Depuis le début de l'année, Moscou fournit des armes et assure le premier cercle de la sécurité du président, Faustin-Archange Touadéra. Depuis avril, la Russie forme également des éléments des FACA, un accord dans lequel la société Wagner n'est pas ouvertement mentionnée. Un camp d'entraînement des FACA se situe justement à Sibut, où s'étaient rendus les trois journalistes, qui avaient également été aperçus les jours précédents dans la ville de Berengo.
Jusqu'à présent, Wagner, dont les dirigeants sont proches du Kremlin, était plus connu pour son action en Ukraine, où ses mercenaires ont combattu les forces de Kiev dès 2014, et en Syrie, où la compagnie opère au côté du régime de Bachar Al-Assad. En février, plusieurs dizaines de ses membres avaient été tués par des frappes américaines alors qu'ils tentaient de s'emparer d'un site gazier près de Deir ez-Zor. Moscou, qui ne dispose d'aucune législation sur les sociétés privées de sécurité, les TchVK, dément entretenir le moindre contact avec l'entreprise, même si celle-ci utilise en Russie des infrastructures de l'armée et que son fondateur est issu des renseignements militaires.

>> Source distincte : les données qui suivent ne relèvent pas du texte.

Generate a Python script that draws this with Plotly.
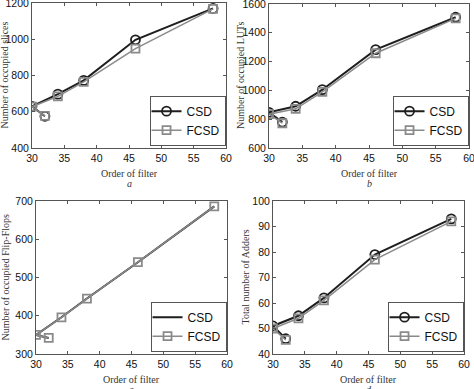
import plotly.graph_objects as go

order = [32, 30, 34, 38, 46, 58]

slices_csd = [575, 630, 697, 773, 997, 1170]
slices_fcsd = [577, 628, 685, 765, 948, 1168]

luts_csd = [780, 848, 890, 1005, 1283, 1508]
luts_fcsd = [772, 835, 872, 990, 1258, 1500]

ff_csd = [342, 350, 396, 445, 540, 686]
ff_fcsd = [342, 350, 396, 445, 540, 686]

adders_csd = [46, 51, 55, 62, 79, 93]
adders_fcsd = [45.5, 50, 54, 61, 77, 92]

y_titles = ["Number of occupied slices", "Number of occupied LUTs",
            "Number of occupied Flip-Flops", "Total number of Adders"]
sub_labels = ["a", "b", "c", "d"]
y_ranges = [[400, 1200], [600, 1600], [300, 700], [40, 100]]
y_dticks = [200, 200, 100, 10]

W, H = 474, 389
# pixel boxes: left, right, top, bottom
boxes = [(32, 226, 3, 148), (269, 469, 4, 148), (36, 227, 201, 354), (273, 464, 201, 354)]

fig = go.Figure()
panels = [(slices_csd, slices_fcsd, True), (luts_csd, luts_fcsd, True),
          (ff_csd, ff_fcsd, False), (adders_csd, adders_fcsd, True)]

dark = "#1e1e1e"
grey = "#8a8a8a"
sans = "Liberation Sans, Arial"
tickfont = dict(family=sans, size=10.5, color="#111")
serif = "Liberation Serif, Times New Roman"

for i, (csd, fcsd, csd_marker) in enumerate(panels):
    n = "" if i == 0 else str(i + 1)
    leg = "legend" if i == 0 else f"legend{i+1}"
    fig.add_trace(go.Scatter(
        x=order, y=csd, mode="lines+markers" if csd_marker else "lines",
        name="CSD", line=dict(color=dark, width=2),
        marker=dict(symbol="circle-open", size=9, color=dark, line=dict(width=1.8)),
        xaxis="x" + n, yaxis="y" + n, legend=leg))
    fig.add_trace(go.Scatter(
        x=order, y=fcsd, mode="lines+markers",
        name="FCSD", line=dict(color=grey, width=1.5),
        marker=dict(symbol="square-open", size=8, color=grey, line=dict(width=1.8)),
        xaxis="x" + n, yaxis="y" + n, legend=leg))

    l, r, t, b = boxes[i]
    xd = [l / W, r / W]
    yd = [1 - b / H, 1 - t / H]
    axcommon = dict(showgrid=False, zeroline=False, showline=True, linecolor="#555",
                    linewidth=1, mirror="ticks", ticks="inside", ticklen=3,
                    tickcolor="#555", tickfont=tickfont, automargin=False,
                    ticklabeloverflow="allow")
    fig.update_layout(**{
        "xaxis" + n: dict(domain=xd, range=[30, 60], dtick=5, anchor="y" + n, **axcommon),
        "yaxis" + n: dict(domain=yd, range=y_ranges[i], dtick=y_dticks[i], anchor="x" + n, **axcommon),
        leg: dict(x=xd[1] - 0.001, y=yd[0] + 0.006, xanchor="right", yanchor="bottom",
                  bordercolor="#555", borderwidth=1, bgcolor="white",
                  font=dict(family=sans, size=12, color="#111"),
                  tracegroupgap=0, itemwidth=30, indentation=-4),
    })
    cx = (l + r) / 2 / W
    fig.add_annotation(text="Order of filter", x=cx, y=1 - (b + 25) / H, xref="paper", yref="paper",
                       xanchor="center", yanchor="middle",
                       showarrow=False, font=dict(family=serif, size=10, color="#333"))
    fig.add_annotation(text="<i>" + sub_labels[i] + "</i>", x=cx, y=1 - (b + 35) / H,
                       xref="paper", yref="paper", showarrow=False,
                       xanchor="center", yanchor="middle",
                       font=dict(family=serif, size=10, color="#333"))
    tx = (l - 28) / W if i != 2 else (l - 31) / W
    fig.add_annotation(text=y_titles[i], x=tx, y=1 - (t + b) / 2 / H, xref="paper", yref="paper",
                       textangle=-90, showarrow=False, xanchor="center", yanchor="middle",
                       font=dict(family=serif, size=10, color="#333"))

fig.update_layout(width=W, height=H, margin=dict(l=0, r=0, t=0, b=0, autoexpand=False),
                  plot_bgcolor="white", paper_bgcolor="white", showlegend=True)
fig.write_html("out.html", config={"displayModeBar": False},
               post_script="document.body.style.margin='0';document.body.style.padding='0';")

L'arrivée de Wagner en Afrique constitue un secret de Polichinelle, mais la nature exacte de ses activités reste mystérieuse. Selon une bonne source, la compagnie ne s'occuperait pas seulement de formation, mais serait
" le vrai propriétaire de Lobaye Invest - une société d'exploitation minière de droit centrafricain -
. Son intérêt pour l'exploitation minière ne fait aucun doute ". Le think tank Conflict Intelligence Team évoque, lui aussi, l'intérêt de Wagner pour la filière extractive, qui justifierait des contacts avec les ex-rebelles de la Séléka, présents dans le nord du pays.
" Enquête approfondie "La police des Nations unies a indiqué qu'elle appuyait l'enquête lancée par les autorités centrafricaines et envoyé une équipe sur place. Plus de quatre ans après la mort de la photojournaliste Camille Lepage, Reporters sans frontières a demandé aux autorités centrafricaines et russes de mener
" une enquête sérieuse et approfondie " pour identifier les auteurs de l'assassinat des trois hommes.
Alexandre Rastorgouïev et Orkhan Djemal étaient deux professionnels reconnus. Le premier, âgé de 47 ans, documentariste de talent exerçant principalement pour le cinéma, avait -notamment travaillé en Tchétchénie et réalisé en 2014 le film
Srok (" le mandat ") sur l'opposition russe.
Orkhan Djemal, 51 ans, était un reporter de guerre confirmé, qui avait travaillé pour la plupart des médias indépendants de Russie, dont le journal
Novaïa Gazeta, en Afghanistan, dans le Caucase ou encore dans le Donbass. Il avait été grièvement blessé en Libye en 2011.
Le cameraman Kirill Radtchenko, 33 ans, avait travaillé à plusieurs reprises en Syrie.